O médico aponta, no entanto, que apesar de existirem versões de coletes rígidos, específicos para casos de fraturas ou escoliose, os de material maleável não apresentam riscos à estrutura óssea.
“Não acredito que a coluna em si possa ser prejudicada com esse tipo de produto, mas não sou favorável ao uso indiscriminado. O correto é as pessoas terem um colete natural, que é uma musculatura forte”, pontua.
No formato de coletes, camisetes, em neoprene, elastano e até preenchidos com imãs, as peças prometem verdadeiros milagres como alinhar a postura e aliviar as dores nas costas e lombares. Foto: Reprodução.
No formato de coletes, camisetes, em neoprene, elastano e até preenchidos com imãs, as peças prometem verdadeiros milagres como alinhar a postura e aliviar as dores nas costas e lombares. Foto: Reprodução.
Mais crítico a esses produtos, o coordenador do curso de fisioterapia da PUCPR e doutor em saúde coletiva, Pedro Cezar Beraldo diz que os efeitos do uso indiscriminado desses dispositivos podem ser difíceis de reverter, principalmente para pessoas com mais de 40 anos e que tenham o usado por mais de três semanas.

“O pior que pode acontecer é agravar muito alguma lesão e prejudicar as articulações.

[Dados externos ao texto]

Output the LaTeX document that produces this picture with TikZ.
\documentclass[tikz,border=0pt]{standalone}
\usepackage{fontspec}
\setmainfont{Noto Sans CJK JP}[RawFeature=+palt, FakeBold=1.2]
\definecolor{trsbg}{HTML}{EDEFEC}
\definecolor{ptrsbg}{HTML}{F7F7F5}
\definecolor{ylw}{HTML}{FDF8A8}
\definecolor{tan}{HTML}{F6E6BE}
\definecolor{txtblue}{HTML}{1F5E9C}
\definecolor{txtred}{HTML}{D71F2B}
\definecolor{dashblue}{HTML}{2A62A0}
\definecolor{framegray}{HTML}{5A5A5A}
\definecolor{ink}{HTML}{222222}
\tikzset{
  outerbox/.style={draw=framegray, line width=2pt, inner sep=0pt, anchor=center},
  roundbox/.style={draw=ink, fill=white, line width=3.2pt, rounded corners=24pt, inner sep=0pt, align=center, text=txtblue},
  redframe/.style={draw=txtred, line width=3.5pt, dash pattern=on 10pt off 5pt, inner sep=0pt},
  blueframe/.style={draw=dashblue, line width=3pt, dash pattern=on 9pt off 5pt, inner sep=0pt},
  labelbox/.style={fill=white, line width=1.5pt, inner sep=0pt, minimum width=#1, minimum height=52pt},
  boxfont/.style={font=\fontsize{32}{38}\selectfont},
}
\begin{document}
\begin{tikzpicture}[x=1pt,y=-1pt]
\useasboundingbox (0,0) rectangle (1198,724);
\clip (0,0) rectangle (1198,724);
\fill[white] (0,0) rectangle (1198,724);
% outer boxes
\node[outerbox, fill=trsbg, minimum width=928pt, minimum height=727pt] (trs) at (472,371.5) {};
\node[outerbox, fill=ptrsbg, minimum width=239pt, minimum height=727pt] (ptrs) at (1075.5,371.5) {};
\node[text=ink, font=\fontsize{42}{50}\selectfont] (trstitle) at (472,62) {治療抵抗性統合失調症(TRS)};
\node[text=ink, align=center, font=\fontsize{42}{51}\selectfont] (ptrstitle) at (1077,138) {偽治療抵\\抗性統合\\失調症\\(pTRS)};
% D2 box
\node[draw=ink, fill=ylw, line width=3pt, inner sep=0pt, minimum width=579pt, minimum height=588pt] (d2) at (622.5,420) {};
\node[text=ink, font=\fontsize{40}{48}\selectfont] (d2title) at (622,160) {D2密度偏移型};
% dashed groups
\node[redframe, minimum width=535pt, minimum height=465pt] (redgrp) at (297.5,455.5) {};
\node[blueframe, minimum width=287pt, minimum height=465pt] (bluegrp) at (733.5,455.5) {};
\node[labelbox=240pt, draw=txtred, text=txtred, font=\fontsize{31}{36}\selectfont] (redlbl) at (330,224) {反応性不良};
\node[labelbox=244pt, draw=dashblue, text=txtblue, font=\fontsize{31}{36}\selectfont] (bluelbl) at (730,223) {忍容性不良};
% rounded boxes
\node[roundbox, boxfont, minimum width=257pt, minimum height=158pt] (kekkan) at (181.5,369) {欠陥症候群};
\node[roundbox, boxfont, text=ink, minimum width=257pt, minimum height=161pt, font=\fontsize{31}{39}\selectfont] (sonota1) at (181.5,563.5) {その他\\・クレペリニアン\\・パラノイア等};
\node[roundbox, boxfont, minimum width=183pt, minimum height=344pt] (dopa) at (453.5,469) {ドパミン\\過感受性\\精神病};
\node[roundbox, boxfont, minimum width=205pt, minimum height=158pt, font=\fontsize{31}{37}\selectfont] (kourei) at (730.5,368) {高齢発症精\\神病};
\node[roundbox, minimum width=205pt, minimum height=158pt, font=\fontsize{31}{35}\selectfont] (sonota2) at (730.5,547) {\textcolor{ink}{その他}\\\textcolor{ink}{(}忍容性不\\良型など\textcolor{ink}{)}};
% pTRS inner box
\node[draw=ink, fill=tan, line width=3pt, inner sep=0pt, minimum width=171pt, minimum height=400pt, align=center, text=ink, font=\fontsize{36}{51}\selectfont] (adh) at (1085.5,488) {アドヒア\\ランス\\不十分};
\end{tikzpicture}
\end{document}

O uso desses cintos em geral enfraquece os músculos da barriga, sobrecarregando a lombar ou forçando um alinhamento prejudicial do seu corpo”.

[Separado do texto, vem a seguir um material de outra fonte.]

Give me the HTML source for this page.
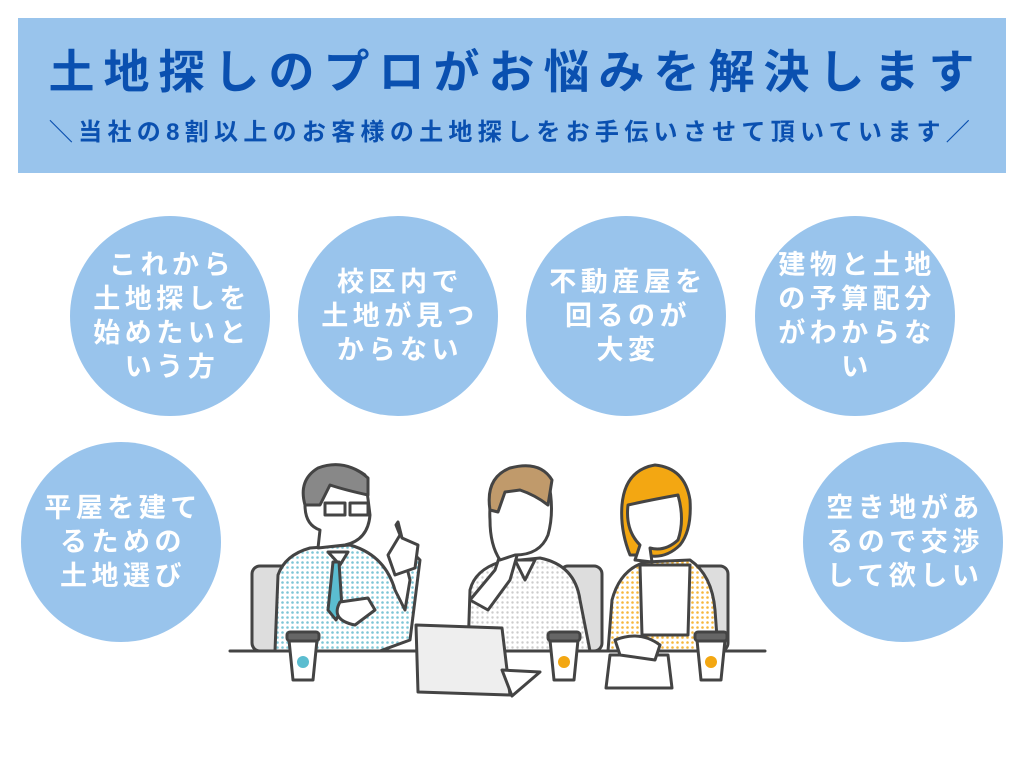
<!DOCTYPE html>
<html><head><meta charset="utf-8"><style>
html,body{margin:0;padding:0;background:#fff;}
body{width:1024px;height:768px;position:relative;overflow:hidden;font-family:"Liberation Sans","Noto Sans CJK JP",sans-serif;}
.banner{position:absolute;left:18px;top:18px;width:988px;height:155px;background:#99c4ec;}
.t1{position:absolute;left:0;width:1024px;top:42px;text-align:center;font-size:46px;font-weight:bold;color:#0a50b0;letter-spacing:9px;line-height:60px;padding-left:4px;}
.t2{position:absolute;left:0;width:1024px;top:116px;text-align:center;font-size:24px;font-weight:bold;color:#0a50b0;letter-spacing:5.3px;line-height:34px;}
.c{position:absolute;width:200px;height:200px;border-radius:50%;background:#99c4ec;color:#fff;font-weight:bold;font-size:27px;letter-spacing:4.5px;line-height:34px;display:flex;align-items:center;justify-content:center;text-align:center;}
.c span{display:block;padding-left:4px;}
</style></head><body>
<div class="banner"></div>
<div class="t1">土地探しのプロがお悩みを解決します</div>
<div class="t2">＼当社の8割以上のお客様の土地探しをお手伝いさせて頂いています／</div>

<div class="c" style="left:70px;top:216px"><span>これから<br>土地探しを<br>始めたいと<br>いう方</span></div>
<div class="c" style="left:298px;top:216px"><span>校区内で<br>土地が見つ<br>からない</span></div>
<div class="c" style="left:526px;top:216px"><span>不動産屋を<br>回るのが<br>大変</span></div>
<div class="c" style="left:755px;top:216px"><span>建物と土地<br>の予算配分<br>がわからな<br>い</span></div>
<div class="c" style="left:21px;top:442px"><span>平屋を建て<br>るための<br>土地選び</span></div>
<div class="c" style="left:803px;top:442px"><span>空き地があ<br>るので交渉<br>して欲しい</span></div>

<svg style="position:absolute;left:0;top:0" width="1024" height="768" viewBox="0 0 1024 768">
<defs>
<pattern id="pb" width="5" height="5" patternUnits="userSpaceOnUse"><rect width="5" height="5" fill="#fff"/><circle cx="2.5" cy="2.5" r="1.3" fill="#7cc6d6"/></pattern>
<pattern id="po" width="5" height="5" patternUnits="userSpaceOnUse"><rect width="5" height="5" fill="#fff"/><circle cx="2.5" cy="2.5" r="1.3" fill="#f6b73c"/></pattern>
<pattern id="pg" width="5" height="5" patternUnits="userSpaceOnUse"><rect width="5" height="5" fill="#fff"/><circle cx="2.5" cy="2.5" r="1.2" fill="#ccc"/></pattern>
</defs>
<g stroke="#444" stroke-width="3" stroke-linejoin="round" stroke-linecap="round">
<rect x="252" y="566" width="40" height="85" rx="8" fill="#ddd"/>
<rect x="560" y="566" width="42" height="85" rx="8" fill="#ddd"/>
<rect x="686" y="566" width="42" height="85" rx="8" fill="#ddd"/>
<path d="M275 651 L278 575 Q285 555 310 548 L350 545 Q385 555 395 590 L405 610 L410 580 L400 540 L420 560 L410 640 L380 651 Z" fill="url(#pb)"/>
<path d="M328 552 L340 565 L348 552 Z" fill="#fff"/>
<path d="M333 562 L328 610 L336 620 L342 608 L339 562 Z" fill="#5bbdd0"/>
<path d="M340 602 Q330 620 355 625 L375 610 L368 598 Z" fill="#fff"/>
<path d="M400 535 L396 525 L398 522 L402 538 L418 545 L415 568 L395 575 L388 555 Z" fill="#fff"/>
<path d="M318 548 L320 530 Q305 525 305 505 Q302 480 320 470 Q345 460 365 475 L370 515 Q368 540 345 545 Z" fill="#fff"/>
<path d="M305 505 Q298 480 318 468 Q345 458 368 478 L368 495 Q345 490 330 485 L320 505 Z" fill="#888"/>
<rect x="325" y="503" width="20" height="12" fill="none"/><rect x="350" y="503" width="18" height="12" fill="none"/>
<path d="M468 651 L470 590 Q475 570 500 562 L540 558 Q575 565 580 600 L590 651 Z" fill="url(#pg)"/>
<path d="M515 560 L525 580 L535 560 Z" fill="#fff"/>
<path d="M470 600 L495 570 L505 540 L520 545 L510 580 L488 610 Z" fill="#fff"/>
<path d="M500 560 Q490 545 490 520 Q488 490 505 478 Q530 468 548 480 Q555 510 548 535 Q540 555 515 555 Z" fill="#fff"/>
<path d="M490 510 Q485 478 510 468 Q540 460 552 480 L548 505 Q535 495 520 490 L505 492 L498 512 Z" fill="#c09a6b"/>
<path d="M608 651 L612 600 Q620 570 645 562 L690 560 Q712 575 715 610 L718 651 Z" fill="url(#po)"/>
<path d="M640 565 L642 635 L688 635 L690 565 Z" fill="#fff"/>
<path d="M630 555 Q620 530 622 505 Q625 470 655 465 Q685 468 690 500 Q692 530 680 545 Q665 560 645 555 Z" fill="#f3a712"/>
<path d="M635 560 L640 545 Q625 530 628 505 Q650 500 678 495 Q685 520 678 540 Q665 552 650 548 L652 562 Z" fill="#fff"/>
<line x1="230" y1="651" x2="765" y2="651"/>
<path d="M416 625 L502 628 L510 695 L418 692 Z" fill="#eee"/>
<path d="M502 670 L540 672 L512 696 Z" fill="#fff"/>
<path d="M610 655 L668 655 L672 688 L606 688 Z" fill="#fff"/>
<path d="M615 640 Q640 630 660 645 L655 660 L620 655 Z" fill="#fff"/>
<path d="M289 640 L317 640 L313 680 L293 680 Z" fill="#fff"/><rect x="287" y="632" width="32" height="9" rx="3" fill="#666"/><circle cx="303" cy="662" r="6" fill="#5bbdd0" stroke="none"/>
<path d="M550 640 L578 640 L574 680 L554 680 Z" fill="#fff"/><rect x="548" y="632" width="32" height="9" rx="3" fill="#666"/><circle cx="564" cy="662" r="6" fill="#f3a712" stroke="none"/>
<path d="M697 640 L725 640 L721 680 L701 680 Z" fill="#fff"/><rect x="695" y="632" width="32" height="9" rx="3" fill="#666"/><circle cx="711" cy="662" r="6" fill="#f3a712" stroke="none"/>
</g>
</svg>
</body></html>
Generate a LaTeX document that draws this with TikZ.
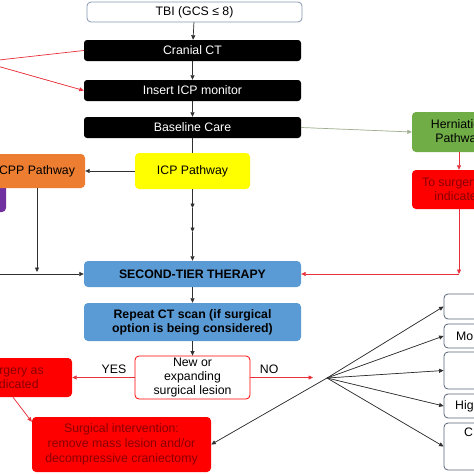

O fisioterapeuta explica que este tipo de equipamento ergonômico é classificados como órtese, mesma nomenclatura de outros aparatos de imobilização, como talas e gessos para fraturas.
“Sempre que há uma imobilização justificada para tratar de uma fratura, temos que lidar depois com algum grau de atrofia que a órtese causou. Com os coletes é a mesma coisa. É preciso ficar claro que nosso corpo é o que é porque recebe estímulos diários para reagir e se fortificar”, cita.
Não há segredo. Para o professor, as dores nas costas são aliviadas com exercícios físicos, alongamentos de cinco minutos a cada hora trabalhada e atenção ao estilo de vida. “A tendência é as pessoas sempre procurarem o caminho mais curto para resolver esses problemas e nem sempre ele é o melhor. É muito menos incômodo você usar um cinto do que ir a um profissional, consultar e fazer exercícios”, critica.
Adolescentes demonstram interesse estético
Não é difícil encontrar um jovem ou adolescente fazendo perguntas sobre estes produtos em anúncios na internet e em sites especializados de material ortopédico. A maioria pede mais informações com relação a melhorias estéticas, como afinamento da cintura e envergamento da postura.

O ortopedista Luiz Augusto da Rocha diz que o uso de coletes rígidos em adolescentes é aceitável em casos de escoliose. “Quando há uma deformidade e pretendemos que a coluna cresça bem alinhada, é justificado o uso de coletes rígidos”, comenta. “O problema é quando há um desequilíbrio e a pessoa, por segurança, coloca o cinto (maleável) para sentir a região mais firme e acaba ficando dependente disso”, explica.

O fisioterapeuta Pedro Beraldo diz que, via de regra, não vale a pena usar esse tipo de órtese em nenhuma condição. “Essa é uma faixa de idade perigosa, porque dos 14 aos 16 temos o estirão de crescimento e uma musculatura fragilizada tende a não acompanhar direito o crescimento”, pontua.
“Não vemos muitas iniciativas de controle de venda desses produtos, porque entende-se que não podem fazer tanto mal quanto um remédio e serão usados com indicação profissional. Mas na minha opinião esse tipo de produto só deveria ser comercializado após passar pelo aval de instituições de pesquisa médica sérias”, arremata.